REPUBLIKA.CO.ID, JAKARTA -- Badan Pusat Statistik (BPS) merilis angka Nilai Tukar Petani (NTP) nasional kembali mengalami peningkatan. Tercatat pada bulan September ini, NTP mencapai 101,66 naik 0,99 persen dibandingkan bulan sebelumnya. Tak hanya NTP, Nilai Tukar Usaha Pertanian (NTUP) juga naik menjadi 101,74 atau naik 0,90 persen dibandingkan bulan sebelumnya. NTP dan NTUP digunakan sebagai indikator tingkat kesejahteraan petani.
"Pergerakan NTUP dan NTP ini searah," kata Kepala BPS Suhariyanto, pada Kamis (1/10), dalam siaran persnya.
Suhariyanto mengatakan kenaikan NTP didukung oleh kenaikan NTP perkebunan rakyat. September ini, NTP perkebunan rakyat naik 2,67 persen menjadi 105,76 persen. “Kenaikan terjadi karena indeks yang diterima naik tinggi sejalan dengan kenaikan harga beberapa produk, seperti kelapa sawit, karet, kakao, kopi, dan tembakau,” sebutnya.
Selain perkebunan, NTP tanaman pangan juga meningkat sebanyak 0,9 persen. Tercatat NTP tanaman pangan mencapai 101,53 karena indeks harga yang diterima mengalami kenaikan cukup tinggi yakni 0,85 persen, sebaliknya indeks yang dibayar turun.
Kenaikan NTP tanaman pangan juga diikuti peningkatan harga gabah di tingkat petani. Harga gabah kering panen sebesar Rp 4.891 per kilogram (kg) atau mengalami kenaikan sebesar 1,53 persen secara month to month (mtm). "Kita bisa liat posisinya, harga gabah naik 1,53 persen. Ini berita menggembirakan,” ucap Suhariyanto.
Stok beras 2020 aman
Pada kesempatan berbeda, Kepala Biro Humas dan Informasi Publik Kementerian Pertanian Kuntoro Boga Andri menyebutkan peningkatan NTP dan NTUP merupakan kerja keras para petani.
“Menteri Pertanian mengarahkan kawan-kawan di lapangan untuk mengawal petani dalam melakukan percepatan tanam sejak Mei kemarin. Kerja keras petani dalam melakukan percepatan tanam tersebut bisa dirasakan saat ini. Di banyak wilayah sekarang sudah mulai masuk panen,” ungkap Kuntoro.

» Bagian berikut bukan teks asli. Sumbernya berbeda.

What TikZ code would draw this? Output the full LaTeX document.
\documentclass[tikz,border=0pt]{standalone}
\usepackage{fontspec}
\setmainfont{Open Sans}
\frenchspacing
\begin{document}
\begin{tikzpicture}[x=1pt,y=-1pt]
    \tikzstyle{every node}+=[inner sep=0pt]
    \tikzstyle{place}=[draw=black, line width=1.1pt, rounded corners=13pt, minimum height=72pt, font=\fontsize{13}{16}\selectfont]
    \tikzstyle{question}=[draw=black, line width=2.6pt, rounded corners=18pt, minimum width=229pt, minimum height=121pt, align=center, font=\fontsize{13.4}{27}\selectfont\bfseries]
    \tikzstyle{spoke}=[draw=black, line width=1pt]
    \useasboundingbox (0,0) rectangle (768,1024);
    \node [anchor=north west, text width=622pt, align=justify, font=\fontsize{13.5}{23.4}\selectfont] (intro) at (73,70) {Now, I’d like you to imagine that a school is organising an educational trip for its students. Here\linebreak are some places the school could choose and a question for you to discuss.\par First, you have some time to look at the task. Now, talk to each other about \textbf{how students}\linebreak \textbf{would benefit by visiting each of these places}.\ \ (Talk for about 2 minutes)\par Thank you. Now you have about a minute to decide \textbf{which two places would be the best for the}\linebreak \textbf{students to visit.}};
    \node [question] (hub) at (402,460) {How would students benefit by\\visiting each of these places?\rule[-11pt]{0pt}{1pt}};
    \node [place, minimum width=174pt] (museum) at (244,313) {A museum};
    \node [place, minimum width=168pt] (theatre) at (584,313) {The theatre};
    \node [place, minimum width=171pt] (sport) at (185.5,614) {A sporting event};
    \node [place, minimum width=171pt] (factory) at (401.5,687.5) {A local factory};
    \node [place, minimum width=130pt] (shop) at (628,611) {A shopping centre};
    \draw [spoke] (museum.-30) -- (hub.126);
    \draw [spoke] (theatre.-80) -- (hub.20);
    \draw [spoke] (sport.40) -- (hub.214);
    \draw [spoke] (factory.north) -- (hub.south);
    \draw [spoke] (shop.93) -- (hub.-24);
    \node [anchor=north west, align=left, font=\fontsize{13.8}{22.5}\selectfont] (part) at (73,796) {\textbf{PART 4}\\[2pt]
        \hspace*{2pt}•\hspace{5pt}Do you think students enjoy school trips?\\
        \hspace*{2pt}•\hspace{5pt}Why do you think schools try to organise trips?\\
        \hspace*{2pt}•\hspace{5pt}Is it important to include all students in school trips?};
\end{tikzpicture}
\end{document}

Gerakan percepatan tanam padi yang digawangi oleh Kementan ini merespon arahan Presiden Joko Widodo dalam mengantisipasi krisis pangan. Food and Agriculture Organization (FAO) di awal pandemi memang sempat mengingatkan potensi krisis pangan. Tapi Kuntoro menyebutkan dengan gerakan percepatan tanam dan sejumlah strategi lainnya, stok beras tahun ini diperkirakan dalam kondisi aman.

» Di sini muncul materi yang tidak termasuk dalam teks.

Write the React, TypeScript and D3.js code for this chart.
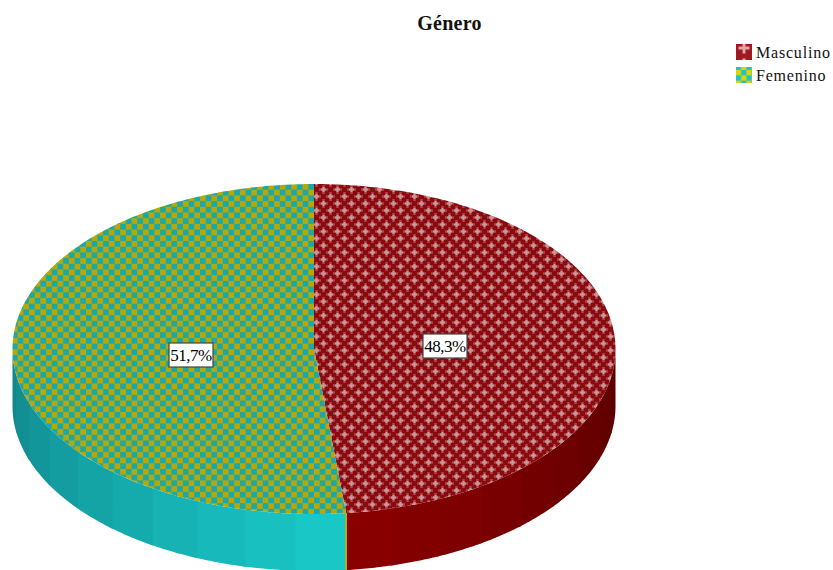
import React from "react";
import * as d3 from "d3";

// Survey split by gender
const categories = ["Masculino", "Femenino"];
const shares = [48.3, 51.7];
const labels = ["48,3%", "51,7%"];
const chartTitle = "Género";

const WIDTH = 833;
const HEIGHT = 570;
const CX = 314;
const CY = 349;
const RX = 301.5;
const RY = 165;
const DEPTH = 57;
const BAND = Math.PI / 18;
const HATCH = 14;

const FONT = "'Liberation Serif', 'Times New Roman', serif";

const px = d3.scaleLinear().domain([-1, 1]).range([CX - RX, CX + RX]);
const py = d3.scaleLinear().domain([-1, 1]).range([CY - RY, CY + RY]);

// Angles run clockwise from twelve o'clock, as in d3.pie
const rim = (a: number, drop = 0): [number, number] => [
  px(Math.sin(a)),
  py(-Math.cos(a)) + drop,
];

const line = d3.line();

const arcPoints = (a0: number, a1: number, drop = 0) => {
  const n = Math.max(2, Math.ceil(Math.abs(a1 - a0) / 0.01));
  return d3.range(n + 1).map((i) => rim(a0 + ((a1 - a0) * i) / n, drop));
};

const sliceAngles = d3.pie<number>().sort(null).value((d) => d)(shares);

// Wall shading per slice: dim at the outer edge of the ellipse, bright near the front
const wallShade = [
  d3.scaleLinear<string>().domain([Math.PI / 2, Math.PI]).range(["#5a0000", "#8f0000"]),
  d3.scaleLinear<string>().domain([Math.PI, (3 * Math.PI) / 2]).range(["#1ac6c6", "#0f8589"]),
];

const legendSwatches = ["url(#hatchRedLegend)", "url(#checkTealLegend)"];
const topFills = ["url(#hatchRed)", "url(#checkTeal)"];
const legendRows = [44, 67];
const labelAt: [number, number][] = [
  [445, 346],
  [191, 355],
];

// One plus sign of the red hatch: soft arms with a paler centre
const Plus = ({ x, y }: { x: number; y: number }) => (
  <g>
    <path d={`M${x} ${y - 4.5}v9M${x - 4.5} ${y}h9`} stroke="#a8494d" strokeWidth={2.4} fill="none" />
    <path d={`M${x} ${y - 2.5}v5M${x - 2.5} ${y}h5`} stroke="#cf9799" strokeWidth={2} fill="none" />
  </g>
);

export default function App() {
  const walls = sliceAngles.flatMap((s, i) => {
    const start = Math.max(s.startAngle, Math.PI / 2);
    const end = Math.min(s.endAngle, (3 * Math.PI) / 2);
    const count = Math.ceil((end - start) / BAND);
    return d3.range(count).map((k) => {
      const a0 = start + ((end - start) * k) / count;
      const a1 = start + ((end - start) * (k + 1)) / count;
      // Each band runs a little under its neighbour so no seam shows through
      const over = k < count - 1 ? a1 + 0.012 : a1;
      const outline = [...arcPoints(a0, over), ...arcPoints(over, a0, DEPTH)];
      return {
        key: `${i}-${k}`,
        d: line(outline) + "Z",
        fill: wallShade[i]((a0 + a1) / 2),
      };
    });
  });

  const seam = sliceAngles[0].endAngle;

  return (
    <svg
      width={WIDTH}
      height={HEIGHT}
      viewBox={`0 0 ${WIDTH} ${HEIGHT}`}
      style={{ position: "absolute", left: 0, top: 0, background: "#fff" }}
    >
      <defs>
        <pattern id="checkTeal" width={11.4} height={11.4} patternUnits="userSpaceOnUse" patternTransform="translate(314 184)">
          <rect width={11.4} height={11.4} fill="#1aa9a6" />
          <rect width={5.7} height={5.7} fill="#b6a70a" />
          <rect x={5.7} y={5.7} width={5.7} height={5.7} fill="#b6a70a" />
        </pattern>
        <pattern id="hatchRed" width={HATCH} height={HATCH} patternUnits="userSpaceOnUse" patternTransform="translate(320 186)">
          <rect width={HATCH} height={HATCH} fill="#8b0a10" />
          <Plus x={HATCH / 4} y={HATCH / 4} />
          <Plus x={(3 * HATCH) / 4} y={(3 * HATCH) / 4} />
          <Plus x={-HATCH / 4} y={(3 * HATCH) / 4} />
          <Plus x={(3 * HATCH) / 4} y={-HATCH / 4} />
          <Plus x={(5 * HATCH) / 4} y={HATCH / 4} />
          <Plus x={HATCH / 4} y={(5 * HATCH) / 4} />
        </pattern>
        <pattern id="checkTealLegend" width={10.67} height={10.67} patternUnits="userSpaceOnUse" patternTransform={`translate(736 ${legendRows[1]})`}>
          <rect width={10.67} height={10.67} fill="#1cc4cc" />
          <rect width={5.33} height={5.33} fill="#e0d400" />
          <rect x={5.33} y={5.33} width={5.33} height={5.33} fill="#e0d400" />
        </pattern>
        <pattern id="hatchRedLegend" width={16} height={16} patternUnits="userSpaceOnUse" patternTransform={`translate(736 ${legendRows[0]})`}>
          <rect width={16} height={16} fill="#a01820" />
          <path d="M8 2.5v11M2.5 8h11" stroke="#e3a5a8" strokeWidth={3} fill="none" />
        </pattern>
      </defs>

      <text x={449.5} y={30} textAnchor="middle" fontFamily={FONT} fontWeight="bold" fontSize={20} fill="#111" letterSpacing={0.3}>
        {chartTitle}
      </text>

      <g>
        {walls.map((w) => (
          <path key={w.key} d={w.d} fill={w.fill} />
        ))}
        <line
          x1={rim(seam)[0]}
          y1={rim(seam)[1]}
          x2={rim(seam)[0]}
          y2={rim(seam)[1] + DEPTH}
          stroke="#c8b400"
          strokeWidth={1.5}
        />
      </g>

      <g>
        {sliceAngles.map((s, i) => (
          <path
            key={categories[i]}
            d={line([[CX, CY], ...arcPoints(s.startAngle, s.endAngle)]) + "Z"}
            fill={topFills[i]}
          />
        ))}
      </g>

      <g>
        {labels.map((t, i) => (
          <g key={t}>
            <rect x={labelAt[i][0] - 22} y={labelAt[i][1] - 12} width={44} height={24} fill="#fff" stroke="#444" strokeWidth={1.2} />
            <text x={labelAt[i][0]} y={labelAt[i][1] + 6} textAnchor="middle" fontFamily={FONT} fontSize={17} letterSpacing={-0.5} fill="#000">
              {t}
            </text>
          </g>
        ))}
      </g>

      <g>
        {categories.map((c, i) => (
          <g key={c} transform={`translate(736 ${legendRows[i]})`}>
            <rect width={16} height={16} fill={legendSwatches[i]} />
            <text x={20} y={14} fontFamily={FONT} fontSize={16} letterSpacing={0.8} fill="#111">
              {c}
            </text>
          </g>
        ))}
      </g>
    </svg>
  );
}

Pada masa tanam pertama, yakni pada Januari hingga Juni 2020, gabah hasil produksi yang dihasilkan oleh lahan seluas 5,8 juta hektare tercatat sebanyak 29,02 juta ton. Adapun beras yang dihasilkan dari gabah itu mencapai 16,65 juta ton. Sementara pada periode Juli hingga Desember 2020, produksi beras yang dihasilkan petani sebesar 12,5-15 juta ton. “Berdasarkan perhitungan di atas, stok beras kita aman,” terang Kuntoro.